SQLite User Forum: Nearest-match join

I assume that you want to find, for each record in a table T1, the nearest record(s) in table T2 (but not vice versa). As already noted by others, there may be more than one record in T2 matching a record in T1.

Sample data:

    create table T1 (
      id integer primary key,
      ts real    not null,
       a char    not null
    );

    create table T2 (
      id integer primary key,
      ts real    not null,
       b integer not null
    );

    insert into T1(id, ts, a)
    values (1, 1.0, 'A'), (2, 2.0, 'B'), (3, 3.5, 'C');

    insert into T2(id, ts, b)
    values (10, 2.0, 50), (20, 2.5, 100), (30, 9.5, 200), (40, 4.5, 300);

Solution 1:

    select X.id, X.ts, X.a, Y.id, Y.ts, Y.b, abs(Y.ts - X.ts) as diff
      from T1 X, T2 Y
     where not exists (select 1
                         from T2 Z
                        where abs(Z.ts - X.ts) < abs(Y.ts - X.ts)
                      );

Solution 2:


    with ranking_table as (
      select rank() over (partition by T1.id order by abs(T2.ts - T1.ts)) as ranking,
             T1.id as t1id, 
             T1.ts as t1ts,
             T1.a as t1a,
             T2.id as t2id,
             T2.ts as t2ts,
             T2.b as t2b,
             abs(T2.ts - T1.ts) as diff
        from T1, T2
    )
    select t1id, t1ts, t1a, t2id, t2ts, t2b, diff
      from ranking_table
     where ranking = 1;

The latter *should* perform better, but you have to test it.
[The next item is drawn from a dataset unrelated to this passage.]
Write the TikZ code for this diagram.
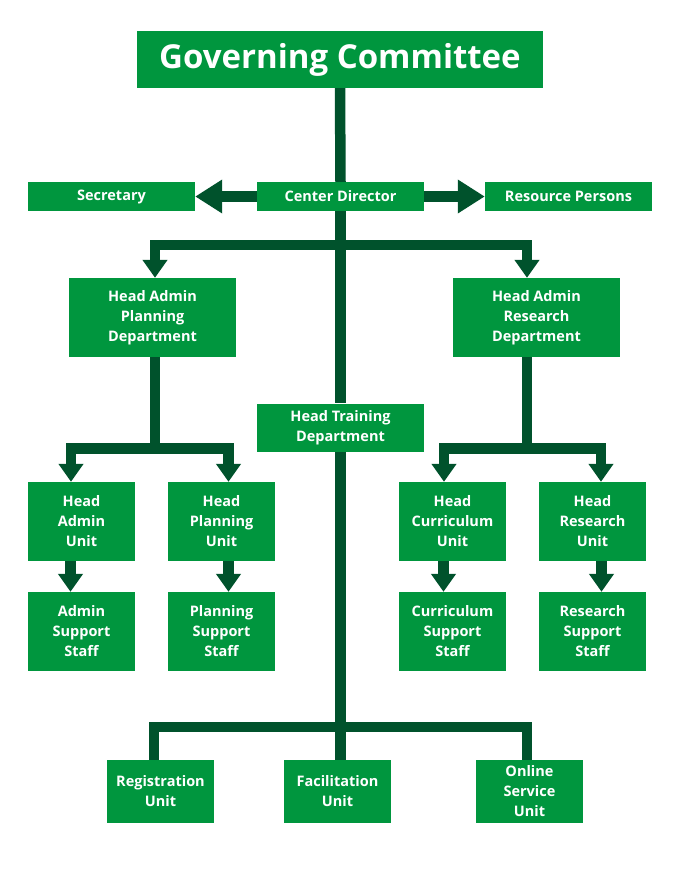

Solution 2 has also the advantage that you may easily find the N timestamps in T2 nearest to each timestamp in T1, for N>1, simply by using `where ranking <= N`.

In both cases, the queries can be made to perform much better if you can set an upper bound to the difference between the timestamps.

This is an instance of the *k-nearest neighbour problem,* if you want to explore it further.